La Cour de Justice de l’Union Européenne (CJUE) a rejeté le 15 avril 2021, le recours des Pays-Bas contre l’interdiction de la pêche électrique en Europe. Amsterdam, qui a déposé son recours en octobre 2019, estimait que le Conseil et le Parlement européen avait violé plusieurs dispositions du droit de l’Union. « L’interdiction de la pêche électrique n’a pas été établie sur la base des meilleurs avis scientifiques disponibles », écrivait la ministre néerlandaise de l’Agriculture Cora Schouten dans une lettre envoyée à la chambre basse du Parlement néerlandais. La ministre jugeait également que cette interdiction entravait l’innovation et le développement technologique.
La pratique de la pêche électrique qui consiste à envoyer depuis un chalut des impulsions électriques dans le sédiment pour y capturer des poissons vivant au fond des mers, est prohibée en France depuis le 14 août 2019. Elle sera interdite dans toute l’Europe à compter du 1er juillet 2021.

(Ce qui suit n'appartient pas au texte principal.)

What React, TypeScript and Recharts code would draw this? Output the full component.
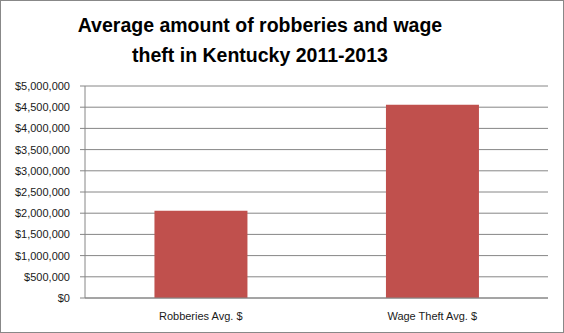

Dans son arrêt publié jeudi, la CJUE, basée au Luxembourg, a estimé que les Pays-Bas n’avaient « pas démontré le caractère manifestement inapproprié » de cette interdiction. « Si les études scientifiques et techniques disponibles contiennent des appréciations parfois divergentes sur l’étendue des incidences négativesde la pêche électrique, aucune n’énonce, en revanche, contrairement à ce que soutiennent les Pays-Bas, que cette méthode serait dépourvue d’incidence négative sur l’environnement », affirme la Cour.
La décision de la CJUE « était le dernier espoir pour de nombreuses entreprises familiales » utilisant cette méthode de pêche « dans cette période déjà difficile », a regretté l’organisation néerlandaise représentant l’industrie de la pêche. La décision européenne « est basée sur une campagne de dénigrement et non sur les meilleurs avis scientifiques disponibles », assure l’organisation, qui estime que 84 navires des Pays-Bas recourent à la pêche électrique. Cela représente environ 0,1% de la flotte européenne.

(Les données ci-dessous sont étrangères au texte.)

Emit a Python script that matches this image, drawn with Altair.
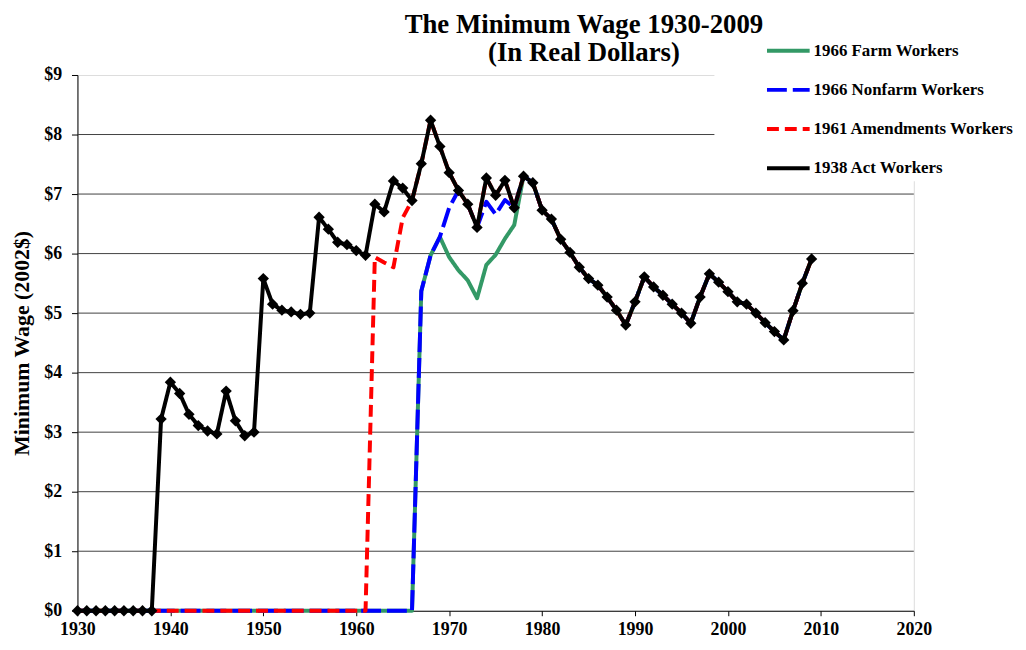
import altair as alt
import pandas as pd

# ---------------- data ----------------
years = list(range(1930, 2010))

# 1938 Act workers, real 2002 dollars, 1930..2009
act_1938 = [
    0, 0, 0, 0, 0, 0, 0, 0, 0,                                   # 1930-1938
    3.22, 3.84, 3.65, 3.30, 3.11, 3.02, 2.97, 3.69, 3.19, 2.94, 3.00,  # 1939-1949
    5.58, 5.15, 5.05, 5.02, 4.98, 5.00,                           # 1950-1955
    6.61, 6.41, 6.19, 6.15, 6.05, 5.97,                           # 1956-1961
    6.83, 6.70, 7.22, 7.10, 6.89,                                 # 1962-1966
    7.51, 8.24, 7.80, 7.36, 7.06, 6.83, 6.44,                     # 1967-1973
    7.27, 6.98, 7.23, 6.77, 7.30, 7.19,                           # 1974-1979
    6.73, 6.58, 6.24, 6.02, 5.77, 5.58, 5.47, 5.27, 5.05, 4.80,   # 1980-1989
    5.19, 5.61, 5.44, 5.30, 5.15, 5.00, 4.83, 5.27, 5.66, 5.52,   # 1990-1999
    5.36, 5.19, 5.15, 5.00, 4.84, 4.69, 4.55, 5.04, 5.50, 5.91,   # 2000-2009
]
amend_1961_early = [5.94, 5.85, 5.77, 6.60]          # 1962-1965
nonfarm_1966_early = [5.37, 5.97, 6.28, 6.77]        # 1967-1970
nonfarm_1966_mid = [6.87, 6.66, 6.90]                # 1974-1976
farm_1966_early = [5.37, 5.97, 6.28, 5.94, 5.72, 5.55, 5.25,
                   5.81, 5.98, 6.25, 6.48]           # 1967-1977

series_names = ["1966 Farm Workers", "1966 Nonfarm Workers",
                "1961 Amendments Workers", "1938 Act Workers"]
series_colors = ["#339966", "#0000FF", "#FF0000", "#000000"]
series_dashes = [[1, 0], [20, 6], [12, 6], [1, 0]]

dollar_ticks = list(range(0, 10))
year_ticks = list(range(1930, 2030, 10))
grid_levels = list(range(1, 9))

title_lines = ["The Minimum Wage 1930-2009", "(In Real Dollars)"]
y_title = "Minimum Wage (2002$)"


def ix(y):
    return y - 1930


amend_1961 = [0] * ix(1962) + amend_1961_early + act_1938[ix(1966):]
nonfarm_1966 = ([0] * ix(1967) + nonfarm_1966_early + act_1938[ix(1971):ix(1974)]
                + nonfarm_1966_mid + act_1938[ix(1977):])
farm_1966 = [0] * ix(1967) + farm_1966_early + act_1938[ix(1978):]

series_values = [farm_1966, nonfarm_1966, amend_1961, act_1938]

rows = []
for name, vals in zip(series_names, series_values):
    for yr, v in zip(years, vals):
        rows.append({"year": yr, "value": v, "series": name})
df = pd.DataFrame(rows)
grid_df = pd.DataFrame({"level": grid_levels})

FONT = "Liberation Serif"

x_enc = alt.X(
    "year:Q",
    scale=alt.Scale(domain=[1930, 2020], nice=False, zero=False),
    axis=alt.Axis(values=year_ticks, format="d", title=None, grid=False,
                  labelFlush=False,
                  labelFont=FONT, labelFontSize=18, labelFontWeight="bold",
                  labelColor="black", tickSize=5, labelPadding=5,
                  domainColor="black", tickColor="black"),
)
y_axis = alt.Axis(values=dollar_ticks, labelExpr="'$' + datum.value",
                  title=y_title, grid=False, labelFlush=False,
                  labelFont=FONT, labelFontSize=18, labelFontWeight="bold",
                  labelColor="black", tickSize=6, labelPadding=10,
                  titleFont=FONT, titleFontSize=22, titleFontWeight="bold",
                  titleColor="black", titlePadding=10,
                  domainColor="black", tickColor="black")
y_scale = alt.Scale(domain=[0, 9], nice=False)

legend = alt.Legend(
    title=None, orient="none", legendX=642, legendY=-53,
    fillColor="white", padding=5, symbolOffset=46,
    symbolType="stroke", symbolSize=1849, symbolStrokeWidth=4,
    labelFont=FONT, labelFontSize=17, labelFontWeight="bold",
    labelColor="black", labelOffset=2, rowPadding=7.5, labelLimit=400,
)
color_enc = alt.Color("series:N",
                      scale=alt.Scale(domain=series_names, range=series_colors),
                      legend=legend)
dash_enc = alt.StrokeDash("series:N",
                          scale=alt.Scale(domain=series_names, range=series_dashes),
                          legend=legend)

grid = alt.Chart(grid_df).mark_rule(color="#404040", strokeWidth=1).encode(
    y=alt.Y("level:Q", scale=y_scale, axis=y_axis)
)

layers = [grid]
for name in series_names:
    layers.append(
        alt.Chart(df).transform_filter(alt.datum.series == name)
        .mark_line(strokeWidth=4, strokeJoin="round")
        .encode(x=x_enc, y=alt.Y("value:Q", scale=y_scale, axis=y_axis),
                color=color_enc, strokeDash=dash_enc, order="year:Q")
    )

points = (
    alt.Chart(df).transform_filter(alt.datum.series == series_names[3])
    .mark_point(shape="diamond", filled=True, size=130, color="black", opacity=1)
    .encode(x=x_enc, y=alt.Y("value:Q", scale=y_scale, axis=y_axis))
)
layers.append(points)

chart = (
    alt.layer(*layers)
    .properties(
        width=843, height=540,
        autosize=alt.AutoSizeParams(type="none"),
        padding={"left": 70, "top": 65, "right": 105, "bottom": 34},
        title=alt.Title(text=title_lines, font=FONT, fontSize=27,
                        fontWeight="bold", color="black", anchor="middle",
                        dx=89, offset=-45, lineHeight=28),
    )
    .configure_view(stroke=None)
    .configure(background="white")
)

chart.save("out.html", embed_options={"renderer": "svg", "actions": False})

A l’appui de sa décision, la Cour fait aussi valoir que Bruxelles dispose d’un « large pouvoir d’appréciation » dans le domaine de la pêche, l’UE se voyant conférer par les traités une « compétence exclusive » en matière de conservation des ressources halieutiques et marines. Enfin, « l’objectif de l’Union de promouvoir le progrès scientifique et technique n’implique pas une obligation pour le législateur de transposer dans un acte législatif toute technique nouvelle, au seul motif qu’elle serait innovante », conclut l’arrêt.

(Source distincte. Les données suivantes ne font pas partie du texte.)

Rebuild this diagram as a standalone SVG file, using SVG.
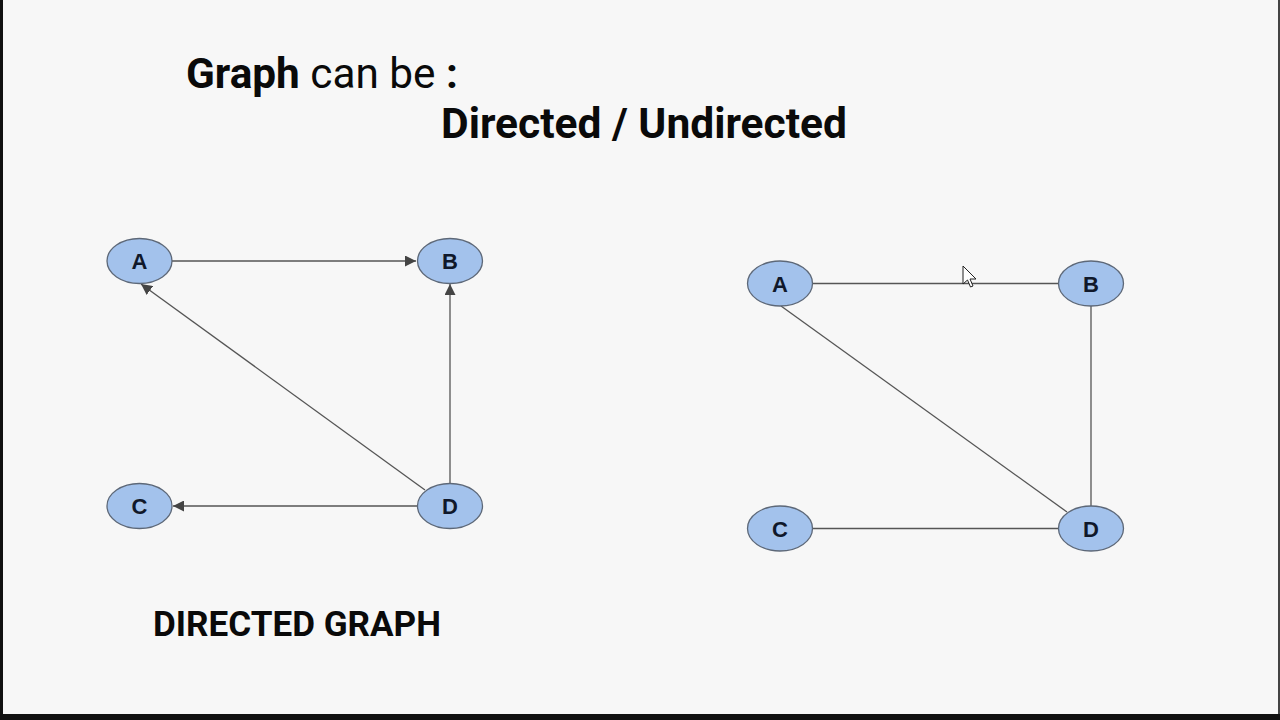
<svg xmlns="http://www.w3.org/2000/svg" width="1280" height="720" viewBox="0 0 1280 720">
<style>
.title{font-family:Roboto,"Liberation Sans",sans-serif;fill:#0a0a0a}
.node ellipse{fill:#a3c2ec;stroke:#5d6878;stroke-width:1.3}
.node text{font-family:"Liberation Sans",Arial,sans-serif;font-weight:bold;font-size:22px;fill:#10182a;text-anchor:middle}
.edge{stroke:#555;stroke-width:1.3;fill:none}
</style>
<defs>
<marker id="arr" viewBox="0 0 10 10" refX="10" refY="5" markerWidth="11" markerHeight="11" markerUnits="userSpaceOnUse" orient="auto">
<path d="M0,0 L10,5 L0,10 z" fill="#444"/>
</marker>
</defs>
<rect width="1280" height="720" fill="#f7f7f7"/>
<rect x="0" y="0" width="3" height="720" fill="#111"/>
<rect x="1278" y="0" width="2" height="720" fill="#444"/>
<rect x="0" y="714" width="1280" height="6" fill="#111"/>

<text class="title" x="186" y="88" font-size="42" textLength="272" lengthAdjust="spacingAndGlyphs"><tspan font-weight="bold">Graph</tspan> can be <tspan font-weight="bold">:</tspan></text>
<text class="title" x="441" y="138" font-size="42" font-weight="bold" textLength="406" lengthAdjust="spacingAndGlyphs">Directed / Undirected</text>
<text class="title" x="153" y="636" font-size="35" font-weight="bold" textLength="288" lengthAdjust="spacingAndGlyphs">DIRECTED GRAPH</text>

<g id="connectors">
<line class="edge" x1="172" y1="261" x2="416" y2="261" marker-end="url(#arr)"/>
<line class="edge" x1="450" y1="484" x2="450" y2="284" marker-end="url(#arr)"/>
<line class="edge" x1="425" y1="490" x2="141" y2="284" marker-end="url(#arr)"/>
<line class="edge" x1="417" y1="506" x2="173" y2="506" marker-end="url(#arr)"/>
<line class="edge" x1="813" y1="283.5" x2="1058" y2="283.5"/>
<line class="edge" x1="1091" y1="306" x2="1091" y2="506"/>
<line class="edge" x1="781" y1="306" x2="1067" y2="512"/>
<line class="edge" x1="813" y1="528.5" x2="1058" y2="528.5"/>
</g>

<g id="dA" class="node"><ellipse cx="139.5" cy="261" rx="32.5" ry="22.5"/><text x="139.5" y="269">A</text></g>
<g id="dB" class="node"><ellipse cx="450" cy="261" rx="32.5" ry="22.5"/><text x="450" y="269">B</text></g>
<g id="dC" class="node"><ellipse cx="139.5" cy="506" rx="32.5" ry="22.5"/><text x="139.5" y="514">C</text></g>
<g id="dD" class="node"><ellipse cx="450" cy="506" rx="32.5" ry="22.5"/><text x="450" y="514">D</text></g>

<g id="uA" class="node"><ellipse cx="780" cy="283.5" rx="32.5" ry="22.5"/><text x="780" y="291.5">A</text></g>
<g id="uB" class="node"><ellipse cx="1091" cy="283.5" rx="32.5" ry="22.5"/><text x="1091" y="291.5">B</text></g>
<g id="uC" class="node"><ellipse cx="780" cy="528.5" rx="32.5" ry="22.5"/><text x="780" y="536.5">C</text></g>
<g id="uD" class="node"><ellipse cx="1091" cy="528.5" rx="32.5" ry="22.5"/><text x="1091" y="536.5">D</text></g>

<path d="M963,266 L963,284 L967.5,280 L970.5,287 L973,286 L970,279 L976,279 Z" fill="#fff" stroke="#222" stroke-width="1"/>
</svg>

Les Pays-Bas sont les principaux partisans en Europe de cette technique de pêche, dénoncée de longue date par les « petits » pêcheurs français adeptes de la méthode artisanale, qui fustigent la « concurrence déloyale » des bateaux néerlandais dans les eaux du nord de la France et du Royaume-Uni. Les pêcheurs français accusent par ailleurs la technique d’être éminemment destructrice pour la faune et les fonds marins avec des impacts négatifs sur les oeufs et larves des poissons, mettant en péril leurs ressources. « Pour satisfaire une poignée d’industriels cyniques, les Pays-Bas avaient saisi la CJUE sur la base d’avis scientifiques biaisés (…) Le coup de bluff politique n’a pas fonctionné. Ce jugement signe le triomphe de l’intérêt général », s’est félicitée jeudi dans un communiqué l’ONG environnementale Bloom.
La pêche électrique est interdite en Europe depuis 1998 par un règlement en faveur de la conservation des ressources de pêche mais bénéficiait de dérogations depuis 2007, à titre expérimental, dans une zone du sud de la mer du Nord. Une dérogation principalement utilisée par des pêcheurs néerlandais qui ont bénéficié de fonds européens pour équiper leurs navires, poussant leurs homologues français à dénoncer une inégalité de traitement. En 2018, le Parlement européen avait pris position contre cette pratique controversée, à l’encontre d’une proposition de la Commission qui voulait lever la restriction en vigueur (limitant alors cette pêche à titre expérimental à 5% de la flotte européenne), ce qui avait conduit l’année suivante à son interdiction à partir de juillet 2021.